Utopía TV
- Country: Argentina
- Broadcast area: Buenos Aires
- Headquarters: Buenos Aires

Programming
- Language: Spanish
- Picture format: 576i (4:3 SDTV)

Ownership
- Owner: Fabián Moyano

History
- Launched: June 1992; 33 years ago
- Closed: 1999; 27 years ago

Availability

Terrestrial
- VHF analog: Channel 4 (later moved to channel 6)

= Utopía TV =

Defunct Argentine pirate television station

Utopía TV, also simply known as Canal 4 Utopía was a pirate television station in Buenos Aires, Argentina, that operated between 1992 and 1999 on VHF channel 4.

==History==
When Ricardo Leguizamón was studying engineering in 1983, he had the dream of seeing community radio and TV stations appear in Argentina, using low-power transmitters. Thanks to a contact with a Polish engineer, he started developing the technical infrastructure. In June 1992, Utopía went live on channel 4, owned by Alejandro Korn. At the time there were 250 stations taking part of Asociación Argentina de Teledifusoras Comunitarias (AATECO).

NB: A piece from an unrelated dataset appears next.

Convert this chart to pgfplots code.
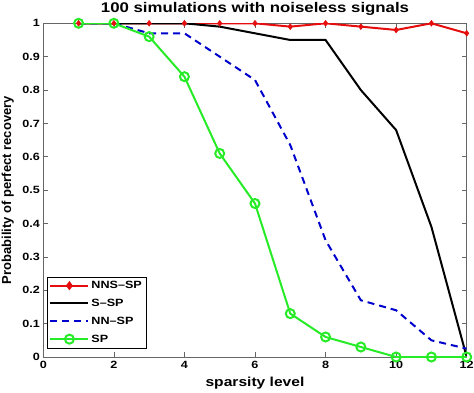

Fabián Moyano, founder of Canal 4 Utopía, had prior experience with pirate television stations when he set up Canal 4 Ciudadela in 1989, broadcasting movies and a local news service on weekends. Moyano had taken part in the TV Viva project in Brazil and wanted to emulate it in Argentina. The creators of the channel separated in 1992 and Moyano moved from Fuerte Apache to Caballito, where he named the new channel Utopía (after the song by Joan Manuel Serrat). The transmitter was expropriated from one in Catamarca Province, which was used by Ramón Saadi to promote his political campaign; however, due to a technical failure, the transmitter was bought to Buenos Aires, the capital of Argentina. The relocation to Caballito was seen as strategic according to Moyano, due to the events and its central location, which enabled coverage across Buenos Aires.

Programming started at 6am with a list of jobs available, followed by a newscast at 7am. At 8:30am, a cartoon block with content recorded off cable channels started, fronted by a 10-year old child, who also received live phone calls without any type of filter. At 12pm the channel aired a long block of movies and music videos, followed by the main news at 9pm, covering what the private channels (2, 9, 11, 13) didn't cover. At midnight the channel aired a call-in segment where the viewers selected what would be the three movies to air overnight. Film specialists provided themed cycles. On Mondays, the channel aired Bodega erótica, and on another day of the week, El intestino verde, hosted by a 14-year old boy, airing horror movies.

The facilities were raided on June 23, 1994 following complaints from Cablevisión, which by then the station had moved to channel 6, operating with emergency equipment donated from viewers.

A search and seizure operation in 1999 led to the permanent shutdown of its operations. After the passing of a new media law in 2009, community stations had their broadcasts approved again. In 2011, producer Quijotesco Deus directed a documentary on the channel (which he was a part of).